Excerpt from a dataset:
****

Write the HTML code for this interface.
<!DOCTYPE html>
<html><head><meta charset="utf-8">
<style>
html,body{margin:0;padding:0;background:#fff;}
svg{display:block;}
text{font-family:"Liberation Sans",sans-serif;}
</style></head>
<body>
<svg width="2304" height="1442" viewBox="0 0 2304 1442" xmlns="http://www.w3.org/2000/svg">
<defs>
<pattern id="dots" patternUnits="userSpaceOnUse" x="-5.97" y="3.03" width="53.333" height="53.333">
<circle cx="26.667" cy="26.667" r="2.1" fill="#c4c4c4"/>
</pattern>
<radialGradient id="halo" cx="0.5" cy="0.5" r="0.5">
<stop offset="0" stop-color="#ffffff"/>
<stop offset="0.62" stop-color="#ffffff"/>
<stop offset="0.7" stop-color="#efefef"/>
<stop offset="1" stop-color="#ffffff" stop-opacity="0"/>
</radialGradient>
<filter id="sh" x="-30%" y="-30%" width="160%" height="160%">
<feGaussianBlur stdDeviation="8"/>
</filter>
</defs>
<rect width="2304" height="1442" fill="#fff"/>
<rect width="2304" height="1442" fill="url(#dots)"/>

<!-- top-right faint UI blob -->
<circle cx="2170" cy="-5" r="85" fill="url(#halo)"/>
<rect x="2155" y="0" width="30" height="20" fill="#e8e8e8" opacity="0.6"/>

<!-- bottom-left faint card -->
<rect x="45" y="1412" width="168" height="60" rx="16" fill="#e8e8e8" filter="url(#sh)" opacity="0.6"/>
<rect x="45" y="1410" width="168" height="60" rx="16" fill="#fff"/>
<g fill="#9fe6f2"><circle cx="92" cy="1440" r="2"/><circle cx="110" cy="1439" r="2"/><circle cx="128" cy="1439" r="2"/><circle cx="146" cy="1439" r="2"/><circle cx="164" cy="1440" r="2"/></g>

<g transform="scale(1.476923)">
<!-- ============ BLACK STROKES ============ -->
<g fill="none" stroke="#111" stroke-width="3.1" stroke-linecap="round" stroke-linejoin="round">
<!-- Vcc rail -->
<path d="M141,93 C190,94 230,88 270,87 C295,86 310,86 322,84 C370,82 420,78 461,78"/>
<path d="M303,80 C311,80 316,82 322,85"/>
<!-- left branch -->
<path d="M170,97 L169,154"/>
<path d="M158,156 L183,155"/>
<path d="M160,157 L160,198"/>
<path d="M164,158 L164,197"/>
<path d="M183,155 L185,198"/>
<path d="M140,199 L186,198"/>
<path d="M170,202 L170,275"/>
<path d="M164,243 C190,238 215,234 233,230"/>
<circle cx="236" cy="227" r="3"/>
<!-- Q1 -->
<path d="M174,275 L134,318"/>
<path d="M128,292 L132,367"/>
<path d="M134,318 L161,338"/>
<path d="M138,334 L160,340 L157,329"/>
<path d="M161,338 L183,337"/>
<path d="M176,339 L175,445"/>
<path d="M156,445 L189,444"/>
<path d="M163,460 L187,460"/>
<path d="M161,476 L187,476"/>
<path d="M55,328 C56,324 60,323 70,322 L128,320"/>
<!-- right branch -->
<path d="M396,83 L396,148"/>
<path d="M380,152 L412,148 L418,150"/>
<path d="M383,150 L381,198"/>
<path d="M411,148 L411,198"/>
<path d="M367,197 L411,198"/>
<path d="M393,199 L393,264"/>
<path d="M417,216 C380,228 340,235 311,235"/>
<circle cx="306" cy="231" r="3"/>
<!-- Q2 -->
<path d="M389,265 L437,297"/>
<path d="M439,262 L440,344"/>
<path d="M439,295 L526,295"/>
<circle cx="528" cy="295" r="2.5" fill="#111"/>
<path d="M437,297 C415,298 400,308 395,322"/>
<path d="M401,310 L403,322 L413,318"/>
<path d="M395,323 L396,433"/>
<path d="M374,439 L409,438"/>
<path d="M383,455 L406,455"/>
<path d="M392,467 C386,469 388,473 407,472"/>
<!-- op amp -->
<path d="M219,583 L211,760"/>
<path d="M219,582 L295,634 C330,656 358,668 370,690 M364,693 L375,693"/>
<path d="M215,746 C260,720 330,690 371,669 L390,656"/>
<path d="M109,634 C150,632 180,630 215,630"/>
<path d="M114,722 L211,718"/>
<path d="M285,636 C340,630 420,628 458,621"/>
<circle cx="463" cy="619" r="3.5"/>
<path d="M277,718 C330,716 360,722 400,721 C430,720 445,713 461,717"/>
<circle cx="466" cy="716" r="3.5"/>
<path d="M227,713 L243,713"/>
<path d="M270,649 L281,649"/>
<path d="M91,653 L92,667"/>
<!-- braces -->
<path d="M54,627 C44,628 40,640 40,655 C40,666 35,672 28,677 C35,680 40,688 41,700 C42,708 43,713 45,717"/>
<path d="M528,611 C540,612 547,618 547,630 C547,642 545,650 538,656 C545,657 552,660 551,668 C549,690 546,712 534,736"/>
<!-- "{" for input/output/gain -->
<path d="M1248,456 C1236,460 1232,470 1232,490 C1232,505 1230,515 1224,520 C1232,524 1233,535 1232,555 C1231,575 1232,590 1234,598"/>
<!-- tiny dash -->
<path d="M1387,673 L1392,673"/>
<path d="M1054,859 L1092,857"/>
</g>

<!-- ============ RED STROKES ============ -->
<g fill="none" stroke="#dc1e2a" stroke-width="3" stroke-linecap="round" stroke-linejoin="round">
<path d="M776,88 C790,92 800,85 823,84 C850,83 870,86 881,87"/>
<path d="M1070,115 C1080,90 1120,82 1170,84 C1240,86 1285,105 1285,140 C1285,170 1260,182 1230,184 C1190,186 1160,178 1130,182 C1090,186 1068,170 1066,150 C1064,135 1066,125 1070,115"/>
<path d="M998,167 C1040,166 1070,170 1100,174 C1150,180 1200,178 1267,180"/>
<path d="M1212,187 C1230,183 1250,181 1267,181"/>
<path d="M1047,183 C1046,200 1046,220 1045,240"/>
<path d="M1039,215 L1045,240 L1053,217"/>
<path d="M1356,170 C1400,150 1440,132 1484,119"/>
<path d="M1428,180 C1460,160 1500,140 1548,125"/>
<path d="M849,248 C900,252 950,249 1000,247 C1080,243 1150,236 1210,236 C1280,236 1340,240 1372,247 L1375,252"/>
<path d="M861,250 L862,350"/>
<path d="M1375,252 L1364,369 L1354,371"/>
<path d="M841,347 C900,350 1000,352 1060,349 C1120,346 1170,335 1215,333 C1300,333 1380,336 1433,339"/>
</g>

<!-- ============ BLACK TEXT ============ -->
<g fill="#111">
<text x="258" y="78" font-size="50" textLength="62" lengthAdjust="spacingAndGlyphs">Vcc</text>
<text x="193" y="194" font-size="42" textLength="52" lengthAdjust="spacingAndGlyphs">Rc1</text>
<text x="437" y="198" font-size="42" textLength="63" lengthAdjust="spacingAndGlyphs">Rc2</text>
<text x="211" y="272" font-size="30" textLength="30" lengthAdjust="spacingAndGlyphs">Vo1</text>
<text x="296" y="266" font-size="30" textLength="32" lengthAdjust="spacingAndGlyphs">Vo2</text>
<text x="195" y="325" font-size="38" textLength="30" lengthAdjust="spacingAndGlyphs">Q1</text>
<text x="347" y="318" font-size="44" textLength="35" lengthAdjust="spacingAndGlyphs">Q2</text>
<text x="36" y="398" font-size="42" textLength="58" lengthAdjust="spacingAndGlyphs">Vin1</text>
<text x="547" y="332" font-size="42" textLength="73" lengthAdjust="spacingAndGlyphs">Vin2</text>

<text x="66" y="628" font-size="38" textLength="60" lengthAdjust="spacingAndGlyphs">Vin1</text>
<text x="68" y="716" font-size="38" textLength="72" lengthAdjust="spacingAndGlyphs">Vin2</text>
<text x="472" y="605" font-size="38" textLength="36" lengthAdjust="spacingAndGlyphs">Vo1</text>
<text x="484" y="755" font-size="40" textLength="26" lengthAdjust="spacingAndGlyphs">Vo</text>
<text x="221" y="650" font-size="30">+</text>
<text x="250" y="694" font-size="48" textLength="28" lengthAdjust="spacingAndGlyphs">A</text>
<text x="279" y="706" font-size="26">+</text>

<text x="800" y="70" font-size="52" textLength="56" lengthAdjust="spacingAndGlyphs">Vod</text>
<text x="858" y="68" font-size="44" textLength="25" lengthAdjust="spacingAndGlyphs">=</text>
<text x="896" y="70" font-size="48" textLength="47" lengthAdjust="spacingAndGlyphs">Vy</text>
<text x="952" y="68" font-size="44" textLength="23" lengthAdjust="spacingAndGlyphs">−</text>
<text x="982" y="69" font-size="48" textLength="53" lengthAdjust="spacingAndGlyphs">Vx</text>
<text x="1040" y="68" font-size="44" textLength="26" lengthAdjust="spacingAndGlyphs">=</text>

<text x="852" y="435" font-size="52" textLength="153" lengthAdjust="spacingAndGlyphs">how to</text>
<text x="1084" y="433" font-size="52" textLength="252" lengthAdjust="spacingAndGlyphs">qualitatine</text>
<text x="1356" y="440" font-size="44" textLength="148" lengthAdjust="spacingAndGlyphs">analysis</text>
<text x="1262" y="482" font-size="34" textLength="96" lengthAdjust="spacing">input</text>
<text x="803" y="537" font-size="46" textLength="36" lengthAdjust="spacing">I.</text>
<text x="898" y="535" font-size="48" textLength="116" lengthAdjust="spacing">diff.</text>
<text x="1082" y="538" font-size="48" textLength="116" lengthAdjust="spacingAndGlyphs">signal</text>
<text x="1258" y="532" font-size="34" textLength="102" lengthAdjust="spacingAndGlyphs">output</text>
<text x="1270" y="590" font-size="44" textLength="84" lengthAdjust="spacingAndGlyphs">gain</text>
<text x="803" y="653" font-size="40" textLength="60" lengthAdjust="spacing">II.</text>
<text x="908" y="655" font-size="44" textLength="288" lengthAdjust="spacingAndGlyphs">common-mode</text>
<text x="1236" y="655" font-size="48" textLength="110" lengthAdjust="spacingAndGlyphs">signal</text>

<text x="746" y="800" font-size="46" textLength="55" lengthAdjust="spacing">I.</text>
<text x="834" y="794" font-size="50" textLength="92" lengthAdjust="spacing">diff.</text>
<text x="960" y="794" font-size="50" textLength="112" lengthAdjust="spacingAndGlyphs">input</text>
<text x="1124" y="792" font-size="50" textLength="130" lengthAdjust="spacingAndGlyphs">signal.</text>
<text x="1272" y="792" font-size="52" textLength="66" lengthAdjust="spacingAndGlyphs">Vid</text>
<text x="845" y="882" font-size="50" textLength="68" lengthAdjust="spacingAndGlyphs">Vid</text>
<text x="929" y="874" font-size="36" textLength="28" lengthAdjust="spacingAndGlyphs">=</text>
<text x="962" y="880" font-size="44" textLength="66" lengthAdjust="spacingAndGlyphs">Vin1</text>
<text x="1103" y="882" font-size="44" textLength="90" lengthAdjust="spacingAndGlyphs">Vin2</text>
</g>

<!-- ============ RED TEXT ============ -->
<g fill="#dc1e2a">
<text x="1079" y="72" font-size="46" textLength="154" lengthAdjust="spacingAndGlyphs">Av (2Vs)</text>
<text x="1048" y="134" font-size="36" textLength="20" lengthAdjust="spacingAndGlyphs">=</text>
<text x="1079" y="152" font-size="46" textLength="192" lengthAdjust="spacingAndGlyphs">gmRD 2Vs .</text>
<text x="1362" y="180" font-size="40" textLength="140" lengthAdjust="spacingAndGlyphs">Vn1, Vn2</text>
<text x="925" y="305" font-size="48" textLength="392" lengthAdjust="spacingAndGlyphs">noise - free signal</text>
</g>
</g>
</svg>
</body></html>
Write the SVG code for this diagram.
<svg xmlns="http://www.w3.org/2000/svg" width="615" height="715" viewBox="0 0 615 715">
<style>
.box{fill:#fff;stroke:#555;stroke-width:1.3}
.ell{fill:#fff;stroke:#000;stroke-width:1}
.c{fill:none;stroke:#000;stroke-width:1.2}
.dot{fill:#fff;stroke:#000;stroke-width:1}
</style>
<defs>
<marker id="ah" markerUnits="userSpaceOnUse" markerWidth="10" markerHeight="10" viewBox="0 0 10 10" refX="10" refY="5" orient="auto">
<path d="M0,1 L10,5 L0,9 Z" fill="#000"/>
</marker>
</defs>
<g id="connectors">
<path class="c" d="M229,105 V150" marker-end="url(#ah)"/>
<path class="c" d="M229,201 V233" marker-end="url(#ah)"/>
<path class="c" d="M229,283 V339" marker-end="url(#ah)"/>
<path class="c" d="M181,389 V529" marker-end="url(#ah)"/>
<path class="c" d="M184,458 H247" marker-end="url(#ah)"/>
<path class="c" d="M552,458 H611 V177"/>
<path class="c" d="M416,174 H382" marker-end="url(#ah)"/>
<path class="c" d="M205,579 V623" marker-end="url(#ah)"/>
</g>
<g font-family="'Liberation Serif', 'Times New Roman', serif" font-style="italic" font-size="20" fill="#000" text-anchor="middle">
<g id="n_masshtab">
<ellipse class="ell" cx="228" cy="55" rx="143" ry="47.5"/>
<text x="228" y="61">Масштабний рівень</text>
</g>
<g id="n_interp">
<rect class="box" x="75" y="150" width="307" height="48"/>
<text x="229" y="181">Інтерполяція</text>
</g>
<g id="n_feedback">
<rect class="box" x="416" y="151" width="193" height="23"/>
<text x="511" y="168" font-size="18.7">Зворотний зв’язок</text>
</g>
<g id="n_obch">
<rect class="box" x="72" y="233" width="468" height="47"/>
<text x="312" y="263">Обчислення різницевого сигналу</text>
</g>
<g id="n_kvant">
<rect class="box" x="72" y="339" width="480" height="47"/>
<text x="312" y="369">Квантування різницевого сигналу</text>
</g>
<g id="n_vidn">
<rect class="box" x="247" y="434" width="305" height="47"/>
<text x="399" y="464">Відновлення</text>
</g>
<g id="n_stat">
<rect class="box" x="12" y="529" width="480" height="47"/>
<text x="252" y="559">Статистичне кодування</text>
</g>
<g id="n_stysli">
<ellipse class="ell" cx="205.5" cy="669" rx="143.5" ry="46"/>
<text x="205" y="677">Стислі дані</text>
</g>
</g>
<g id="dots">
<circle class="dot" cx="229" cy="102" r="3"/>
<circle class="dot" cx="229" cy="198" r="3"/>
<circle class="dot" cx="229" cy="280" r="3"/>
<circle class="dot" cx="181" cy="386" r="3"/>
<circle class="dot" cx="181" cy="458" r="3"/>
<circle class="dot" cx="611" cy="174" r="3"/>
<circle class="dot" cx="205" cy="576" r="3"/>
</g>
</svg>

****

> _EXERCISE PROMPT_: Pull out the lines above in which the word "Write" appears.

> _CORRECT RESULT_:
Write the HTML code for this interface.
Write the SVG code for this diagram.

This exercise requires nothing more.